**Available data**
↓↓↓
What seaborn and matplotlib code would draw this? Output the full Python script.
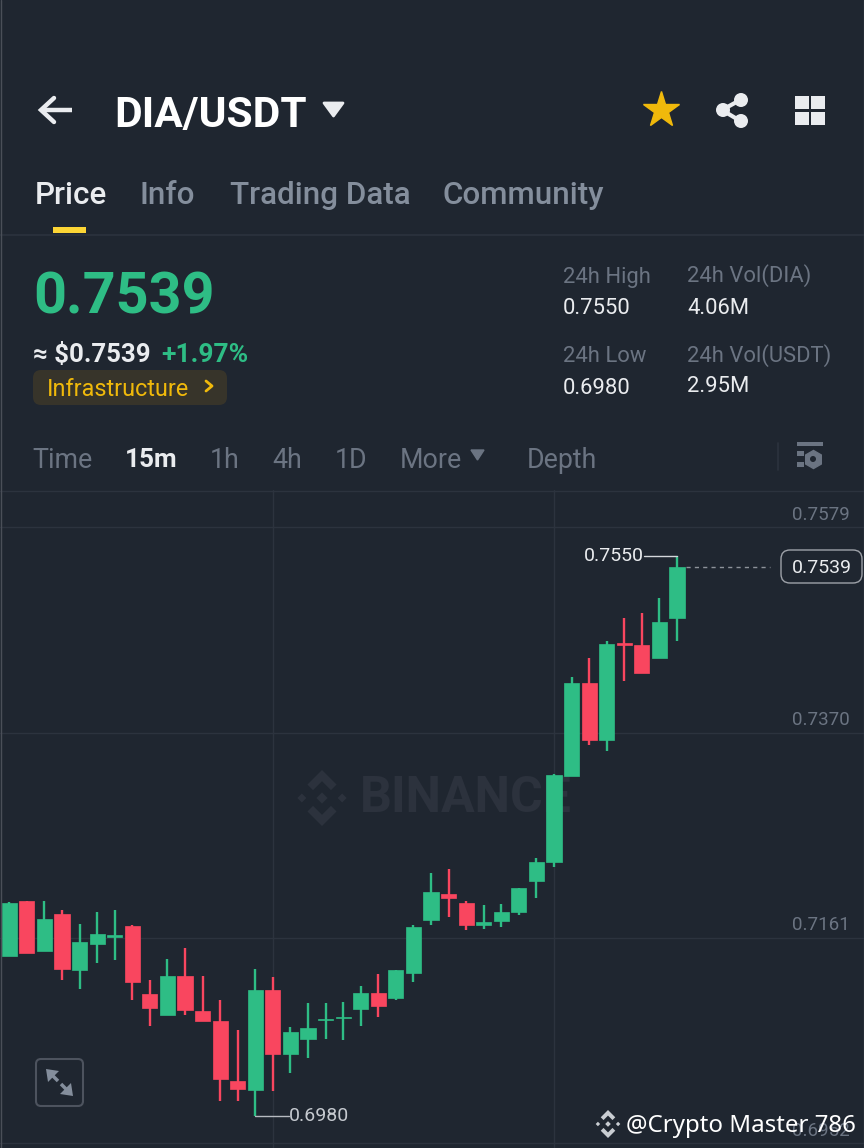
"""DIA/USDT 15m candlestick screen."""

import matplotlib

matplotlib.use("Agg")
import matplotlib.pyplot as plt
import numpy as np
import pandas as pd
import seaborn as sns
from matplotlib.patches import Circle, FancyBboxPatch, Polygon, Rectangle
from matplotlib.transforms import ScaledTranslation

opens = [0.71428, 0.71988, 0.71479, 0.71849, 0.71279, 0.71547, 0.71621, 0.71730, 0.71038, 0.70827,
         0.71224, 0.70868, 0.70766, 0.70155, 0.70061, 0.71076, 0.70430, 0.70580, 0.70770, 0.70791,
         0.70882, 0.71045, 0.70997, 0.71249, 0.71788, 0.72056, 0.71967, 0.71740, 0.71781, 0.71870,
         0.72188, 0.72379, 0.73257, 0.74204, 0.73627, 0.74614, 0.74591, 0.74458, 0.74866]
highs = [0.71978, 0.71988, 0.71988, 0.71893, 0.71747, 0.71870, 0.71896, 0.71740, 0.71180, 0.71397,
         0.71506, 0.71218, 0.70977, 0.70671, 0.71295, 0.71214, 0.70699, 0.70949, 0.70949, 0.70960,
         0.71119, 0.71238, 0.71285, 0.71740, 0.72267, 0.72307, 0.71988, 0.71947, 0.71957, 0.72114,
         0.72419, 0.73278, 0.74268, 0.74455, 0.74628, 0.74863, 0.74913, 0.75072, 0.75500]
lows = [0.71428, 0.71458, 0.71479, 0.71177, 0.71086, 0.71357, 0.71387, 0.70977, 0.70715, 0.70827,
        0.70824, 0.70766, 0.69949, 0.69949, 0.69800, 0.70050, 0.70237, 0.70389, 0.70577, 0.70567,
        0.70709, 0.70807, 0.70977, 0.71157, 0.71737, 0.71825, 0.71689, 0.71697, 0.71723, 0.71845,
        0.72015, 0.72334, 0.73257, 0.73573, 0.73515, 0.74224, 0.74306, 0.74458, 0.74635]
closes = [0.71961, 0.71458, 0.71798, 0.71295, 0.71567, 0.71649, 0.71642, 0.71160, 0.70898, 0.71224,
          0.70878, 0.70766, 0.70170, 0.70068, 0.71076, 0.70424, 0.70654, 0.70695, 0.70786, 0.70807,
          0.71045, 0.70919, 0.71285, 0.71717, 0.72076, 0.72012, 0.71737, 0.71774, 0.71873, 0.72114,
          0.72385, 0.73267, 0.74204, 0.73627, 0.74604, 0.74594, 0.74306, 0.74825, 0.75390]
price_ticks = [0.7579, 0.7370, 0.7161, 0.6952]
time_grid = [15, 31]
last_price = 0.7539
high_price = 0.7550
low_price = 0.6980

tabs = ["Price", "Info", "Trading Data", "Community"]
intervals = ["Time", "15m", "1h", "4h", "1D", "More", "Depth"]
stats = [("24h High", "0.7550"), ("24h Vol(DIA)", "4.06M"), ("24h Low", "0.6980"), ("24h Vol(USDT)", "2.95M")]

BG = "#1f2630"
GRID = "#2c333e"
GREEN = "#2ebd85"
RED = "#f9465f"
WHITE = "#eaecef"
GREY = "#848e9c"
DIM = "#6b7482"
YELLOW = "#f0b90b"
WATERMARK = "#2c323d"

sns.set_theme(style="darkgrid", rc={"axes.facecolor": "none", "figure.facecolor": BG, "grid.color": GRID})
plt.rcParams["font.family"] = ["Roboto", "DejaVu Sans"]

fig = plt.figure(figsize=(8.64, 11.48), dpi=100)

# chart area runs from y=490 px to the bottom edge of the screen
ax = fig.add_axes([0, 0, 1, 658 / 1148])
ui = fig.add_axes([0, 0, 1, 1], zorder=3)
ui.set_xlim(0, 864)
ui.set_ylim(1148, 0)
ui.axis("off")
ui.patch.set_alpha(0)

df = pd.DataFrame({"candle": np.arange(len(opens)), "open": opens, "high": highs, "low": lows, "close": closes})
df["body_low"] = df[["open", "close"]].min(axis=1)
df["body"] = (df["close"] - df["open"]).abs()
up = df[df["close"] >= df["open"]]
down = df[df["close"] < df["open"]]

for part, color in [(up, GREEN), (down, RED)]:
    sns.barplot(data=part, x="candle", y="body", bottom=part["body_low"].to_numpy(), native_scale=True,
                width=0.86, color=color, saturation=1, errorbar=None, edgecolor=color, linewidth=0.5, ax=ax)
    ax.vlines(part["candle"], part["low"], part["high"], color=color, linewidth=1.7, zorder=1.5)

ax.set_xlim(-0.529, 48.645)
ax.set_ylim(0.6947, 0.76169)
ax.set_xlabel("")
ax.set_ylabel("")
ax.set_xticks(time_grid)
ax.set_yticks(price_ticks)
ax.set_yticklabels([f"{p:.4f}" for p in price_ticks])
ax.grid(True, color=GRID, linewidth=1)
for spine in ax.spines.values():
    spine.set_visible(False)
ax.tick_params(axis="x", length=0, labelbottom=False)
ax.tick_params(axis="y", length=0, labelleft=False, labelright=True, left=False, right=False,
               pad=-52, labelsize=13.5, labelcolor=DIM)
for label in ax.get_yticklabels():
    label.set_verticalalignment("bottom")
    label.set_transform(label.get_transform() + ScaledTranslation(0, 2.5 / 72, fig.dpi_scale_trans))

# high / low leaders and last price tag
ax.plot([38, 36.15], [high_price, high_price], color="#d5d8dc", linewidth=1)
ax.text(36.1, high_price, "0.7550", color=WHITE, fontsize=14, ha="right", va="center")
ax.plot([14, 15.9], [low_price, low_price], color="#b7bbc1", linewidth=1)
ax.text(15.9, low_price, "0.6980", color="#c5c9cf", fontsize=14, ha="left", va="center")
ax.plot([38.5, 43.3], [last_price, last_price], color="#8d929a", linewidth=1, dashes=(3, 3))
ui.add_patch(FancyBboxPatch((781, 550), 81, 33, boxstyle="round,pad=0,rounding_size=9", fc=BG, ec="#9ea2a9", lw=1))
ui.text(822, 568, "0.7539", color=WHITE, fontsize=14, ha="center", va="center")


def binance_logo(target, cx, cy, r, color, zorder):
    """Centre and side diamonds plus the top and bottom chevrons."""
    shapes = []
    for dx, h in [(0, 0.2), (-0.72, 0.16), (0.72, 0.16)]:
        x = cx + dx * r
        shapes.append([(x - h * r, cy), (x, cy - h * r), (x + h * r, cy), (x, cy + h * r)])
    for sign in (-1, 1):
        shapes.append([(cx, cy + sign * r), (cx + 0.52 * r, cy + sign * 0.48 * r), (cx + 0.32 * r, cy + sign * 0.28 * r),
                       (cx, cy + sign * 0.6 * r), (cx - 0.32 * r, cy + sign * 0.28 * r), (cx - 0.52 * r, cy + sign * 0.48 * r)])
    for pts in shapes:
        target.add_patch(Polygon(pts, fc=color, ec="none", transform=ui.transData, zorder=zorder))


# BINANCE watermark sits behind the candles
binance_logo(ax, 322, 798, 28, WATERMARK, 0.8)
ax.text(360, 799, "BINANCE", color=WATERMARK, fontsize=36, fontweight="bold", ha="left", va="center",
        transform=ui.transData, zorder=0.8)

# header
ui.plot([41, 72], [110, 110], color=WHITE, linewidth=3.2, solid_capstyle="butt")
ui.plot([54, 41, 54], [98, 110, 122], color=WHITE, linewidth=3.2, solid_joinstyle="miter")
ui.text(114, 115, "DIA/USDT", color="white", fontsize=30.5, fontweight="bold", ha="left", va="center")
ui.add_patch(Polygon([(324, 103), (343, 103), (333.5, 116)], fc=WHITE, ec=WHITE, lw=2, joinstyle="round"))
ui.plot([661], [110], marker="*", markersize=27, color=YELLOW, markeredgecolor=YELLOW)
ui.plot([742, 722, 742], [99, 110, 122], color=WHITE, linewidth=3)
for cx, cy in [(741, 100), (723, 110), (741, 121)]:
    ui.add_patch(Circle((cx, cy), 7, fc=WHITE, ec="none"))
for x0, y0 in [(795, 96), (811, 96), (795, 112), (811, 112)]:
    ui.add_patch(Rectangle((x0, y0), 13.5, 13, fc=WHITE, ec="none"))

tab_x = [35, 139, 230, 443]
for name, x in zip(tabs, tab_x):
    ui.text(x, 196, name, color=WHITE if name == "Price" else GREY, fontsize=22.6, ha="left", va="center",
            fontweight="medium")
ui.add_patch(Rectangle((53, 227), 33, 6, fc="#fcd535", ec="none"))
ui.plot([0, 864], [234.5, 234.5], color=GRID, linewidth=1.2)

# price block
ui.text(33, 298, "0.7539", color=GREEN, fontsize=41.4, fontweight="bold", ha="left", va="center")
ui.text(33, 355, "≈ $0.7539", color=WHITE, fontsize=18.5, fontweight="bold", ha="left", va="center")
ui.text(161, 355, "+1.97%", color=GREEN, fontsize=19, fontweight="bold", ha="left", va="center")
ui.add_patch(FancyBboxPatch((33, 370), 194, 35, boxstyle="round,pad=0,rounding_size=8", fc="#37342a", ec="none"))
ui.text(47, 389, "Infrastructure", color=YELLOW, fontsize=16.8, ha="left", va="center")
ui.plot([206, 212, 206], [381, 386, 391], color=YELLOW, linewidth=2)

stat_pos = [(563, 277, 308), (687, 276, 308), (563, 357, 388), (687, 356, 387)]
for (title, value), (x, y0, y1) in zip(stats, stat_pos):
    ui.text(x, y0, title, color=DIM, fontsize=15.8, ha="left", va="center")
    ui.text(x, y1, value, color=WHITE, fontsize=15.8, ha="left", va="center")

# interval row
interval_x = [32, 125, 210, 272, 335, 400, 527]
for name, x in zip(intervals, interval_x):
    active = name == "15m"
    ui.text(x, 460, name, color=WHITE if active else DIM, fontsize=18.8 if active else 19.3, ha="left", va="center",
            fontweight="bold" if active else "normal")
ui.add_patch(Polygon([(471, 450), (484, 450), (477.5, 460)], fc=DIM, ec=DIM, lw=1))
ui.plot([777.5, 777.5], [443, 470], color=GRID, linewidth=1.2)
ui.add_patch(Rectangle((797, 442), 26, 4, fc=DIM, ec="none"))
ui.add_patch(Rectangle((797, 451), 7, 5, fc=DIM, ec="none"))
ui.add_patch(Rectangle((797, 462), 7, 5, fc=DIM, ec="none"))
ui.plot([813], [459], marker="h", markersize=13, color=DIM)
ui.add_patch(Circle((813, 459), 3, fc=BG, ec="none", zorder=4))
ui.plot([0, 864], [490.5, 490.5], color=GRID, linewidth=1)

# expand button
ui.add_patch(FancyBboxPatch((36, 1059), 47, 47, boxstyle="round,pad=0,rounding_size=5", fc="none", ec="#4d535e", lw=1.5))
for tip, toward in [((46, 1069), 1), ((73, 1096), -1)]:
    tx, ty = tip
    ui.add_patch(Polygon([(tx, ty), (tx + toward * 13, ty + toward * 2), (tx + toward * 2, ty + toward * 13)], fc=GREY, ec="none"))
    ui.plot([tx + toward * 5, tx + toward * 12], [ty + toward * 5, ty + toward * 12], color=GREY, linewidth=2.5, solid_capstyle="butt")

# credit overlay
binance_logo(ui, 608, 1124, 14, "#c9cdd2", 5)
ui.text(626, 1126, "@Crypto Master 786", color="white", fontsize=17.3, fontfamily="Noto Sans", ha="left", va="center", zorder=5)

# screen edges
ui.plot([0.5, 0.5], [0, 1148], color="#4a4f58", linewidth=1)
ui.plot([863.5, 863.5], [0, 1148], color="#3a404a", linewidth=1)

fig.savefig("out.png", dpi=100, facecolor=BG)
plt.close(fig)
↑↑↑
**Short exercise**
Using the listing above, return all lines where the word "matplotlib" occurs.

**Expected answer**
What seaborn and matplotlib code would draw this? Output the full Python script.
import matplotlib
matplotlib.use("Agg")
import matplotlib.pyplot as plt
from matplotlib.patches import Circle, FancyBboxPatch, Polygon, Rectangle
from matplotlib.transforms import ScaledTranslation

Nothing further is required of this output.